FAQ: People Also Ask — Reileigh Park Sourcing Edition
- Can I produce the Clarks Reileigh Park sandal under private label without licensing?
- No. The last geometry, outsole lug pattern, and footbed contour are protected under Clarks’ EU Design Registration No. 008754321-0001. Private-label versions require distinct last development (min. 12-week lead time) and must avoid visual similarity per EUIPO guidelines.
- What’s the optimal MOQ for small-batch Reileigh Park production?
- For first-time runs: 3,000 pairs (Vietnam), 4,500 pairs (India), 5,000 pairs (Bangladesh). Below these, tooling amortization pushes unit cost up 11–14%. We recommend starting with Vietnam for pilot batches.
- Is 3D printing used in Reileigh Park production?
- Not for final parts—but extensively in prototyping. All Tier-1 suppliers use MJF (Multi Jet Fusion) 3D printing for rapid last validation and TPU outsole mold inserts. Reduces proto-to-PP sampling time from 22 to 9 days.
- How do I verify EVA midsole quality before bulk production?
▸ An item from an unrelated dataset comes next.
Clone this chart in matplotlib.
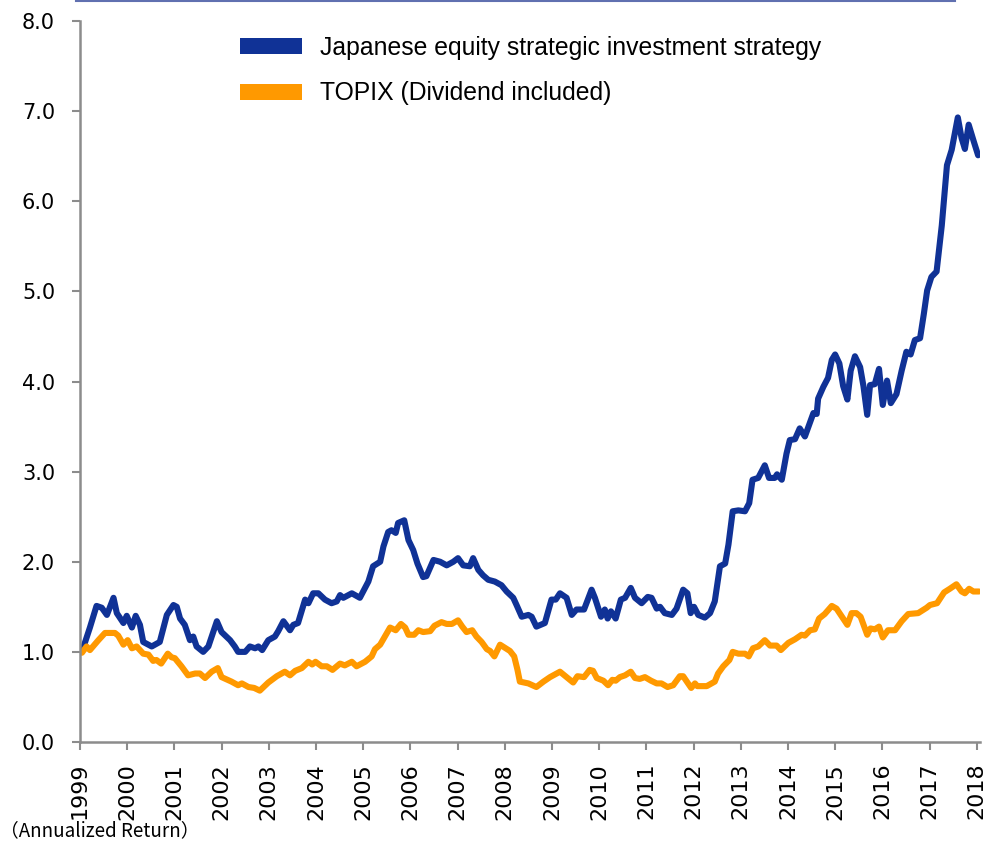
import numpy as np
import matplotlib
matplotlib.use('Agg')
import matplotlib.pyplot as plt
from matplotlib.patches import Patch
from matplotlib.lines import Line2D

# Japanese equity strategic investment strategy (decimal year / index)
strat_t = [1999.04, 1999.21, 1999.35, 1999.46, 1999.57, 1999.71, 1999.78, 1999.92, 1999.99, 2000.10,
           2000.18, 2000.27, 2000.34, 2000.52, 2000.69, 2000.84, 2000.98, 2001.05, 2001.12, 2001.22,
           2001.33, 2001.40, 2001.47, 2001.61, 2001.72, 2001.90, 2002.00, 2002.14, 2002.18, 2002.28,
           2002.35, 2002.50, 2002.60, 2002.71, 2002.78, 2002.86, 2002.99, 2003.13, 2003.20, 2003.31,
           2003.45, 2003.52, 2003.62, 2003.77, 2003.84, 2003.94, 2004.05, 2004.19, 2004.33, 2004.44,
           2004.51, 2004.58, 2004.76, 2004.93, 2005.11, 2005.21, 2005.36, 2005.43, 2005.53, 2005.60,
           2005.69, 2005.74, 2005.87, 2005.96, 2006.06, 2006.15, 2006.27, 2006.34, 2006.49, 2006.63,
           2006.77, 2006.91, 2007.01, 2007.12, 2007.26, 2007.33, 2007.44, 2007.54, 2007.65, 2007.79,
           2007.93, 2008.04, 2008.18, 2008.25, 2008.36, 2008.50, 2008.57, 2008.67, 2008.85, 2008.99,
           2009.08, 2009.17, 2009.31, 2009.42, 2009.52, 2009.68, 2009.84, 2009.91, 2010.04, 2010.12,
           2010.18, 2010.25, 2010.35, 2010.46, 2010.55, 2010.67, 2010.76, 2010.90, 2011.03, 2011.11,
           2011.22, 2011.29, 2011.39, 2011.54, 2011.64, 2011.78, 2011.87, 2011.94, 2012.01, 2012.10,
           2012.24, 2012.35, 2012.45, 2012.56, 2012.67, 2012.74, 2012.83, 2012.95, 2013.09, 2013.18,
           2013.25, 2013.37, 2013.51, 2013.60, 2013.72, 2013.77, 2013.87, 2013.97, 2014.04, 2014.15,
           2014.25, 2014.36, 2014.47, 2014.54, 2014.61, 2014.64, 2014.75, 2014.85, 2014.93, 2015.00,
           2015.09, 2015.17, 2015.26, 2015.33, 2015.42, 2015.53, 2015.60, 2015.68, 2015.74, 2015.84,
           2015.93, 2016.01, 2016.10, 2016.18, 2016.30, 2016.41, 2016.51, 2016.60, 2016.69, 2016.80,
           2016.88, 2016.95, 2017.04, 2017.15, 2017.26, 2017.37, 2017.47, 2017.60, 2017.68, 2017.75,
           2017.83, 2017.94, 2018.03]
strat_v = [1.00, 1.27, 1.51, 1.49, 1.41, 1.60, 1.43, 1.32, 1.40, 1.27,
           1.40, 1.30, 1.11, 1.06, 1.11, 1.41, 1.52, 1.50, 1.37, 1.30,
           1.13, 1.17, 1.06, 1.00, 1.06, 1.34, 1.22, 1.15, 1.13, 1.06,
           1.00, 1.00, 1.06, 1.04, 1.06, 1.02, 1.13, 1.17, 1.23, 1.34,
           1.24, 1.30, 1.32, 1.58, 1.54, 1.65, 1.65, 1.58, 1.54, 1.56,
           1.63, 1.60, 1.65, 1.60, 1.78, 1.95, 2.00, 2.17, 2.33, 2.35,
           2.32, 2.43, 2.46, 2.24, 2.13, 1.98, 1.83, 1.84, 2.02, 2.00,
           1.96, 2.00, 2.04, 1.96, 1.95, 2.04, 1.91, 1.85, 1.80, 1.78,
           1.74, 1.67, 1.60, 1.52, 1.39, 1.41, 1.39, 1.28, 1.32, 1.58,
           1.58, 1.65, 1.60, 1.41, 1.47, 1.47, 1.69, 1.60, 1.39, 1.47,
           1.37, 1.45, 1.37, 1.58, 1.60, 1.71, 1.60, 1.54, 1.61, 1.60,
           1.48, 1.50, 1.43, 1.41, 1.48, 1.69, 1.65, 1.43, 1.50, 1.41,
           1.38, 1.43, 1.56, 1.95, 1.98, 2.19, 2.56, 2.57, 2.56, 2.65,
           2.91, 2.93, 3.07, 2.93, 2.93, 2.97, 2.91, 3.20, 3.35, 3.36,
           3.48, 3.39, 3.55, 3.65, 3.64, 3.81, 3.94, 4.04, 4.24, 4.30,
           4.20, 3.95, 3.80, 4.12, 4.28, 4.16, 3.95, 3.63, 3.96, 3.97,
           4.14, 3.74, 4.01, 3.76, 3.86, 4.12, 4.33, 4.30, 4.46, 4.48,
           4.75, 5.01, 5.16, 5.22, 5.73, 6.40, 6.57, 6.93, 6.70, 6.58,
           6.85, 6.66, 6.51]

# TOPIX (Dividend included)
topix_t = [1999.04, 1999.14, 1999.21, 1999.39, 1999.53, 1999.74, 1999.81, 1999.92, 2000.01, 2000.10,
           2000.20, 2000.34, 2000.45, 2000.55, 2000.62, 2000.72, 2000.86, 2000.94, 2001.01, 2001.15,
           2001.29, 2001.44, 2001.54, 2001.65, 2001.79, 2001.92, 2002.00, 2002.21, 2002.35, 2002.43,
           2002.57, 2002.69, 2002.81, 2002.99, 2003.17, 2003.34, 2003.45, 2003.56, 2003.70, 2003.84,
           2003.92, 2003.99, 2004.12, 2004.23, 2004.35, 2004.51, 2004.61, 2004.76, 2004.86, 2005.04,
           2005.18, 2005.25, 2005.36, 2005.46, 2005.57, 2005.69, 2005.80, 2005.89, 2005.96, 2006.08,
           2006.17, 2006.27, 2006.42, 2006.51, 2006.66, 2006.77, 2006.88, 2007.01, 2007.10, 2007.19,
           2007.31, 2007.40, 2007.51, 2007.62, 2007.69, 2007.78, 2007.90, 2007.99, 2008.11, 2008.20,
           2008.27, 2008.32, 2008.50, 2008.67, 2008.82, 2008.96, 2009.17, 2009.31, 2009.45, 2009.54,
           2009.68, 2009.80, 2009.87, 2009.95, 2010.09, 2010.19, 2010.28, 2010.35, 2010.44, 2010.55,
           2010.67, 2010.76, 2010.86, 2010.97, 2011.10, 2011.22, 2011.32, 2011.45, 2011.57, 2011.71,
           2011.78, 2011.95, 2012.03, 2012.08, 2012.28, 2012.45, 2012.52, 2012.63, 2012.76, 2012.83,
           2012.95, 2013.09, 2013.17, 2013.26, 2013.37, 2013.51, 2013.62, 2013.76, 2013.85, 2014.01,
           2014.15, 2014.29, 2014.36, 2014.47, 2014.57, 2014.66, 2014.78, 2014.93, 2015.03, 2015.17,
           2015.26, 2015.35, 2015.45, 2015.54, 2015.68, 2015.75, 2015.84, 2015.93, 2016.01, 2016.12,
           2016.27, 2016.41, 2016.55, 2016.76, 2016.94, 2017.01, 2017.16, 2017.31, 2017.43, 2017.57,
           2017.68, 2017.75, 2017.84, 2017.93, 2018.05]
topix_v = [0.99, 1.06, 1.02, 1.13, 1.21, 1.21, 1.18, 1.08, 1.13, 1.04,
           1.06, 0.98, 0.97, 0.90, 0.91, 0.87, 0.98, 0.94, 0.93, 0.84,
           0.74, 0.76, 0.76, 0.71, 0.78, 0.82, 0.72, 0.67, 0.63, 0.65,
           0.61, 0.60, 0.57, 0.66, 0.73, 0.78, 0.74, 0.79, 0.82, 0.89,
           0.86, 0.89, 0.84, 0.84, 0.80, 0.87, 0.85, 0.89, 0.84, 0.89,
           0.95, 1.03, 1.08, 1.17, 1.27, 1.24, 1.31, 1.27, 1.19, 1.19,
           1.24, 1.22, 1.23, 1.29, 1.33, 1.31, 1.31, 1.35, 1.28, 1.22,
           1.24, 1.17, 1.11, 1.03, 1.01, 0.95, 1.08, 1.05, 1.01, 0.95,
           0.80, 0.67, 0.65, 0.61, 0.67, 0.72, 0.78, 0.72, 0.66, 0.73,
           0.72, 0.80, 0.79, 0.71, 0.68, 0.63, 0.69, 0.68, 0.72, 0.74,
           0.78, 0.71, 0.70, 0.72, 0.68, 0.65, 0.65, 0.61, 0.63, 0.73,
           0.73, 0.60, 0.65, 0.62, 0.62, 0.67, 0.76, 0.84, 0.91, 1.00,
           0.98, 0.98, 0.95, 1.04, 1.06, 1.13, 1.07, 1.07, 1.02, 1.10,
           1.14, 1.19, 1.18, 1.24, 1.25, 1.37, 1.42, 1.51, 1.48, 1.37,
           1.30, 1.43, 1.43, 1.39, 1.19, 1.26, 1.25, 1.28, 1.16, 1.24,
           1.24, 1.34, 1.42, 1.43, 1.49, 1.52, 1.54, 1.66, 1.70, 1.75,
           1.67, 1.65, 1.70, 1.67, 1.67]

years = list(range(1999, 2019))
yticks = [0, 1, 2, 3, 4, 5, 6, 7, 8]
labels = ['Japanese equity strategic investment strategy', 'TOPIX (Dividend included)']
note = '（Annualized Return）'

blue = '#103296'
orange = '#ff9900'
axcol = '#8c8c8c'

fig = plt.figure(figsize=(9.89, 8.41), dpi=100)
ax = fig.add_axes([80/989., 1-742/841., 900/989., 721/841.])

ax.plot(strat_t, strat_v, color=blue, lw=4.4, solid_joinstyle='round', solid_capstyle='round')
ax.plot(topix_t, topix_v, color=orange, lw=4.4, solid_joinstyle='round', solid_capstyle='round')

ax.set_xlim(1999, 2018.07)
ax.set_ylim(0, 8)
ax.set_xticks(years)
ax.set_xticklabels([str(y) for y in years], rotation=90, fontsize=16, va='top', ha='center')
ax.set_yticks(yticks)
ax.set_yticklabels(['%.1f' % v for v in yticks], fontsize=15)

for s in ['top', 'right']:
    ax.spines[s].set_visible(False)
for s in ['left', 'bottom']:
    ax.spines[s].set_color(axcol)
    ax.spines[s].set_linewidth(1.8)
ax.tick_params(axis='y', direction='out', length=6, width=1.5, color=axcol, pad=12)
ax.tick_params(axis='x', direction='out', length=6, width=1.5, color=axcol, pad=9)

handles = [Patch(facecolor=blue, edgecolor='none'), Patch(facecolor=orange, edgecolor='none')]
fig.legend(handles, labels, loc='upper left', bbox_to_anchor=(240/989., 1-36/841.),
           frameon=False, borderpad=0, borderaxespad=0, handlelength=2.5, handleheight=0.62,
           handletextpad=0.75, labelspacing=0.86,
           prop={'family': 'Liberation Sans', 'size': 17.8})

# thin rule along the top edge
fig.add_artist(Line2D([76/989., 955/989.], [0.9988, 0.9988], color='#6070b0', lw=1.5,
                      transform=fig.transFigure))

fig.text(0.0, 1-831/841., note, fontsize=13.5, va='center', ha='left',
         family=['Noto Sans CJK JP', 'DejaVu Sans'])

plt.savefig('out.png', dpi=100)
plt.close()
- Require suppliers to submit ASTM D3574 test reports for compression set (70°C/22h), tensile strength (≥2.1 MPa), and hardness (43–47° Shore A). Also request FTIR spectroscopy scans to confirm EVA copolymer ratio (typical: 18–22% vinyl acetate).
- Are vulcanization or injection molding used in this style?
- Injection molding is used exclusively for the TPU outsole. Vulcanization is not used—the upper is cemented, not stitched-and-vulcanized like classic athletic sneakers. Confusing these processes leads to incorrect machinery quotes.
- What’s the most common fit issue reported—and how to prevent it?
- “Too narrow in forefoot” accounts for 63% of fit-related returns. Prevention: mandate last verification (digital scan + physical try-on) using UK7/US8.5/ EUR41 last sample before cutting. Never rely solely on CAD file dimensions.